Most of you know Puddy, beloved old cat of this house, was euthanised in late December after many years of constant battle with ear problems. Puddy was 21 when she died, a good age for a cat, in excellent health BUT for her ears and a very much-loved creature. She had traveled all over with me, had her own passport and was an absolute sweetheart of a cat. She liked sliced ham, and people. In that order. You simply could not sit down in this house for two seconds without her landing on your lap, doing that weird little silent miaow she did in delight at finding a human in repose.
So I am rather amazed to discover that I clearly didn’t care for her at all.
Why?
Because when she died I left her in the vets.
Yes, really.
‘I can’t believe you just left her there.’ I was told recently, in an incredulous fashion.

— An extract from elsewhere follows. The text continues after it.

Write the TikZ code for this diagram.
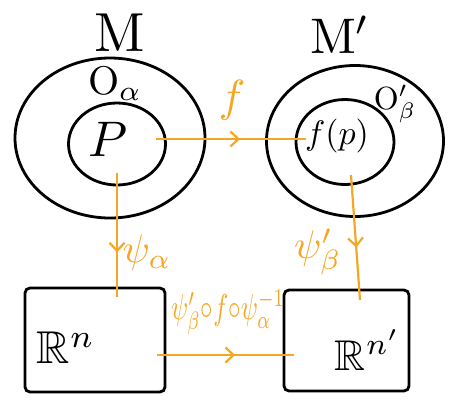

‘She was dead.’ I countered. Diamond Mark did ask if I wanted her ashes, but I didn’t. Puddy wasn’t religious, I doubt she would have given a shit about being scattered. More importantly, what the feck did I want with a dead cat’s ashes?

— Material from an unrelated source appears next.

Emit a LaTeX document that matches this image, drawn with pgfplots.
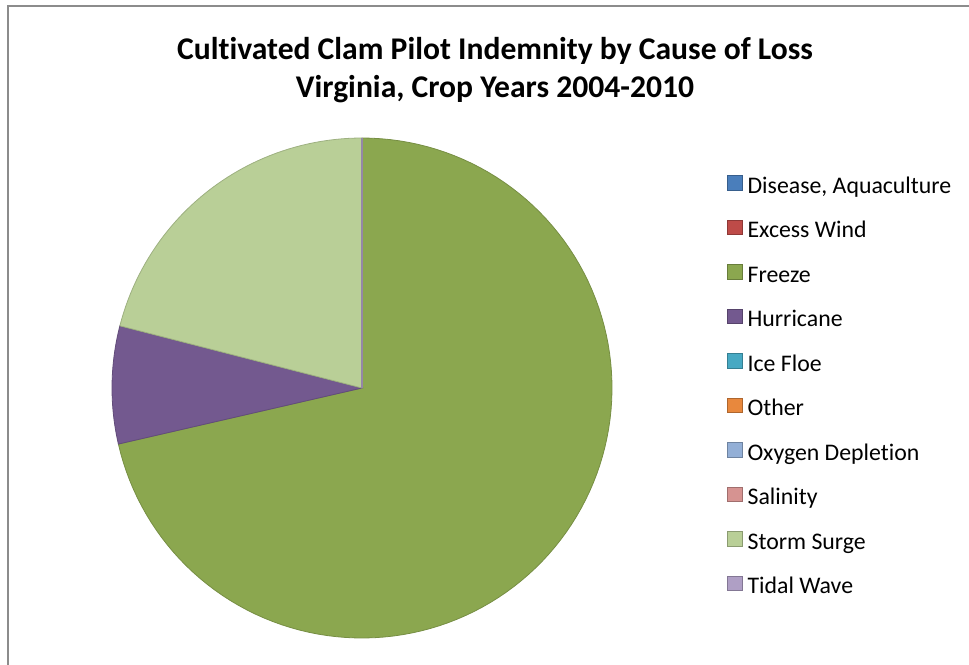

‘You could have buried her in the back garden.’ incredulous person said, incredulously.
‘Er, in the flower beds or the lawn? Are you nuts?’
I have oft pondered the strange weird sentimentality people have for death. I don’t understand it at all, not even a little bit. I have been to my father’s grave exactly twice in my life, and on both occasions it took me a good while to find it. Once there, I cleared away a few weeds, felt slightly foolish and a little cold and wandered off. The second time I was at a different funeral, so I swung by, just to see if I could locate it again.
My oldest friend finds this utterly remarkable. She’s the sort of woman who visits graves on anniversaries and so forth, she drives comfort from this. Therefore I wouldn’t say anything to her about it. Indeed why would I? On the other paw I get no comfort standing in a field surrounded by buried corpses. I’m just not hard-wired that way. I find funerals tedious, the open casket thing weird and slightly creepy. I want no such funeral for myself and don’t give a rat’s ass what they do with my body once I am dead. If I don’t get my wish of being cremated, loaded into a blunderbuss and fired into a reiki centre to a cry of ‘HEAL THIS MUTHAFUCKERS!’ I think I’ll just donate myself to science, let them get some use from me.
Back to Puddy, so yes I left her there on Diamond Mark’s table, looking surprisingly small, and terribly old. No I didn’t take her body with me. No I didn’t bury her in the garden or pay for her ashes to stick in an urn over the fireplace. What I did was love and care for her for 21 years. I loved Puddy, but she was dead. Incinerate her, put her in a bin, whatever it is vets do with remains; she was already gone, dead, passed, no more. I was with her in her final moments, I held her close so she would not be afraid, and if not fucking about with her corpse makes me a heartless fiend, then fuck that shit, so be it.
Maybe if more people spent a little more time worrying over the living and less time stage-managing corpses the world would be a better place.